Flexible alternatives to decoupled load flows at minimal computational costs

Abstract

In this paper, we propose two useful load flow algorithms called the enhanced decoupled load flow and the simplified Newton–Raphson load flow. They are obtained from the expression of the full Newton–Raphson load flow method by successively diminishing the effects of the off-diagonal submatrices in the Jacobian. In the process of simplification, we use the Neumann series expansion. Their potential use can be the flexible alternatives to the decoupled load flow (DCL) methods that totally ignore the effects of the off-diagonal submatrices in the Jacobian. The proposed load flow methods converge significantly faster and are more stable than the conventional fully DCL which updates the Jacobian submatrices in each iteration.
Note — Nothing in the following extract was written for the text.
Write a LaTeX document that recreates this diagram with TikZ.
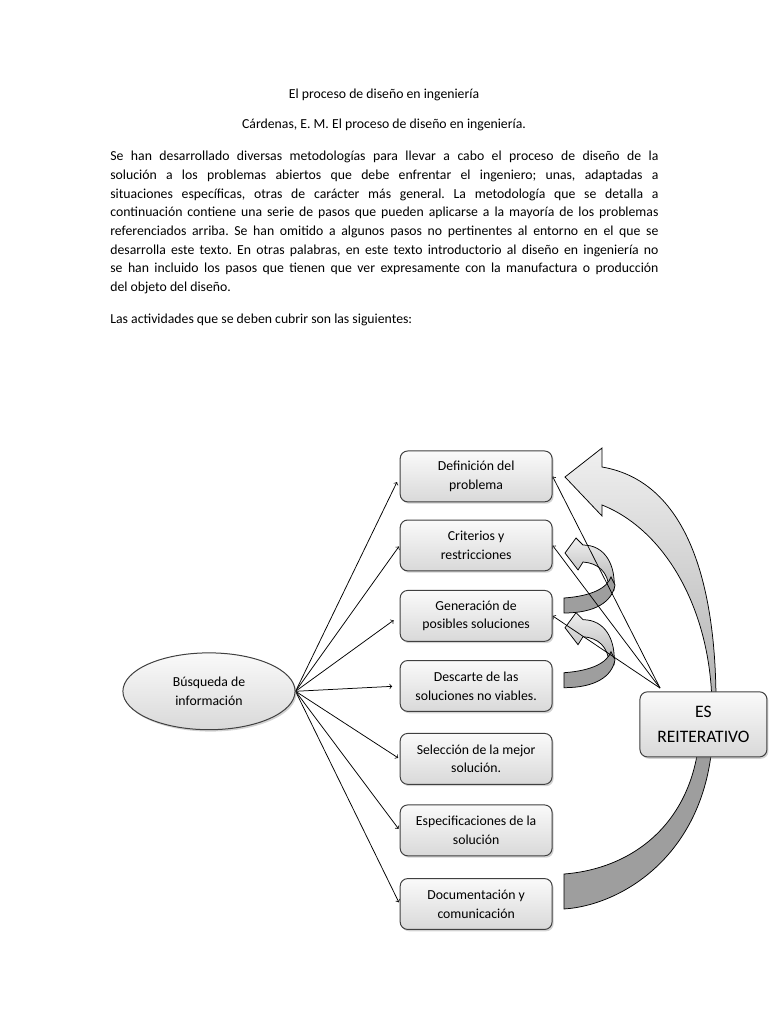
\documentclass[tikz,border=0pt]{standalone}
\usepackage{fontspec}
\setmainfont{Carlito}
\usetikzlibrary{shapes,shadows}
\pgfdeclarelayer{edgelayer}
\pgfdeclarelayer{nodelayer}
\pgfsetlayers{edgelayer,nodelayer,main}
\tikzset{font=\fontsize{11pt}{15pt}\selectfont}
\tikzstyle{none}=[inner sep=0pt]
\tikzstyle{paso}=[rectangle,rounded corners=6pt,draw=black!75,line width=0.8pt,top color=gray!4,bottom color=gray!30,minimum width=4.27cm,minimum height=1.43cm,align=center,drop shadow={shadow xshift=1.2pt,shadow yshift=-1.5pt,opacity=0.35}]
\tikzstyle{busqueda}=[ellipse,draw=black!75,line width=0.8pt,top color=gray!4,bottom color=gray!30,minimum width=4.84cm,minimum height=2.16cm,align=center,drop shadow={shadow xshift=1.2pt,shadow yshift=-1.5pt,opacity=0.35}]
\tikzstyle{reiterativo}=[paso,minimum width=3.57cm,minimum height=1.83cm,font=\fontsize{14pt}{20.5pt}\selectfont]
\tikzstyle{flecha}=[->,line width=0.6pt]
\tikzstyle{cintaclara}=[draw=black,line width=0.6pt,top color=gray!12,bottom color=gray!62]
\tikzstyle{cintaoscura}=[draw=black,line width=0.6pt,fill=black!38]

\begin{document}
\begin{tikzpicture}
	\useasboundingbox (-10.795, 14.393) rectangle (10.795, -14.393);
	\begin{pgfonlayer}{nodelayer}
		\node [style=none, anchor=base] (10) at (0, 11.61) {El proceso de diseño en ingeniería};
		\node [style=none, anchor=base] (11) at (0, 10.77) {Cárdenas, E. M. El proceso de diseño en ingeniería.};
		\node [style=none, anchor=base west, text width=15.41cm, align=justify, font=\fontsize{11pt}{14.9pt}\selectfont] (12) at (-7.70, 9.87) {\frenchspacing\tolerance=9999\hyphenpenalty=10000\relax Se han desarrollado diversas metodologías para llevar a cabo el proceso de diseño de la\linebreak solución a los problemas abiertos que debe enfrentar el ingeniero; unas, adaptadas a\linebreak situaciones específicas, otras de carácter más general. La metodología que se detalla a\linebreak continuación contiene una serie de pasos que pueden aplicarse a la mayoría de los problemas\linebreak referenciados arriba. Se han omitido a algunos pasos no pertinentes al entorno en el que se\linebreak desarrolla este texto. En otras palabras, en este texto introductorio al diseño en ingeniería no\linebreak se han incluido los pasos que tienen que ver expresamente con la manufactura o producción\linebreak del objeto del diseño.};
		\node [style=none, anchor=base west] (13) at (-7.70, 5.31) {Las actividades que se deben cubrir son las siguientes:};
		\node [style=busqueda] (0) at (-4.92, -5.04) {Búsqueda de\\información};
		\node [style=paso] (1) at (2.59, 1.00) {Definición del\\problema};
		\node [style=paso] (2) at (2.59, -0.94) {Criterios y\\restricciones};
		\node [style=paso] (3) at (2.59, -2.92) {Generación de\\posibles soluciones};
		\node [style=paso] (4) at (2.59, -4.89) {Descarte de las\\soluciones no viables.};
		\node [style=paso] (5) at (2.59, -6.94) {Selección de la mejor\\solución.};
		\node [style=paso] (6) at (2.59, -8.95) {Especificaciones de la\\solución};
		\node [style=paso] (7) at (2.59, -11.02) {Documentación y\\comunicación};
		\node [style=reiterativo] (8) at (8.98, -5.97) {ES\\REITERATIVO};
		\node [style=none] (9) at (7.76, -4.95) {};
	\end{pgfonlayer}
	\begin{pgfonlayer}{edgelayer}
		\draw [style=cintaoscura] (5.060, -10.177) .. controls (7.197, -10.008) and (8.827, -8.518) .. (8.883, -5.988) -- (9.249, -5.988) .. controls (9.221, -9.502) and (6.775, -11.048) .. (5.060, -11.160) -- cycle;
		\draw [style=cintaclara] (9.333, -5.566) .. controls (9.361, -2.193) and (8.603, 0.843) .. (6.128, 1.265) -- (6.128, 1.799) -- (5.088, 0.984) -- (6.128, -0.112) -- (6.128, 0.197) .. controls (7.900, -0.506) and (9.221, -2.755) .. (9.221, -5.566) -- cycle;
		\draw [style=cintaclara] (6.466, -2.193) .. controls (6.522, -1.490) and (6.213, -0.928) .. (5.594, -0.928) -- (5.398, -0.731) -- (5.088, -1.153) -- (5.454, -1.630) -- (5.594, -1.406) .. controls (6.016, -1.434) and (6.297, -1.687) .. (6.325, -2.137) -- cycle;
		\draw [style=cintaoscura] (5.060, -2.418) .. controls (5.847, -2.361) and (6.269, -2.137) .. (6.381, -1.827) -- (6.494, -2.052) .. controls (6.410, -2.530) and (5.932, -2.839) .. (5.060, -2.839) -- cycle;
		\draw [style=cintaclara, yshift=-2.1cm] (6.466, -2.193) .. controls (6.522, -1.490) and (6.213, -0.928) .. (5.594, -0.928) -- (5.398, -0.731) -- (5.088, -1.153) -- (5.454, -1.630) -- (5.594, -1.406) .. controls (6.016, -1.434) and (6.297, -1.687) .. (6.325, -2.137) -- cycle;
		\draw [style=cintaoscura, yshift=-2.1cm] (5.060, -2.418) .. controls (5.847, -2.361) and (6.269, -2.137) .. (6.381, -1.827) -- (6.494, -2.052) .. controls (6.410, -2.530) and (5.932, -2.839) .. (5.060, -2.839) -- cycle;
		\draw [style=flecha, shorten >=5pt] (0.east) to (1.west);
		\draw [style=flecha, shorten >=1pt] (0.east) to (2.west);
		\draw [style=flecha, shorten >=6pt] (0.east) to (3.west);
		\draw [style=flecha, shorten >=6pt] (0.east) to (4.west);
		\draw [style=flecha, shorten >=1.5pt] (0.east) to (5.west);
		\draw [style=flecha, shorten >=1.5pt] (0.east) to (6.west);
		\draw [style=flecha, shorten >=1.5pt] (0.east) to (7.west);
		\draw [style=flecha] (9.center) to (1.east);
		\draw [style=flecha] (9.center) to (2.east);
		\draw [style=flecha] (9.center) to (3.east);
	\end{pgfonlayer}
\end{tikzpicture}
\end{document}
In our test with 733-bus systems, they converge even when the fast decoupled load flow (FDL) and its variations keeping load flow matrices constant experience convergence problems. The proposed load flow methods can improve the convergence characteristics particularly when the P– Q coupling becomes significant and the power system operating states deviate from the conditions required for stable convergence of the FDL and the DCL by reflecting in part the effects of the off-diagonal terms in the Jacobian. Test results show promising performances of the proposed algorithms in their convergence characteristics both in number of iterations and overall convergence speeds.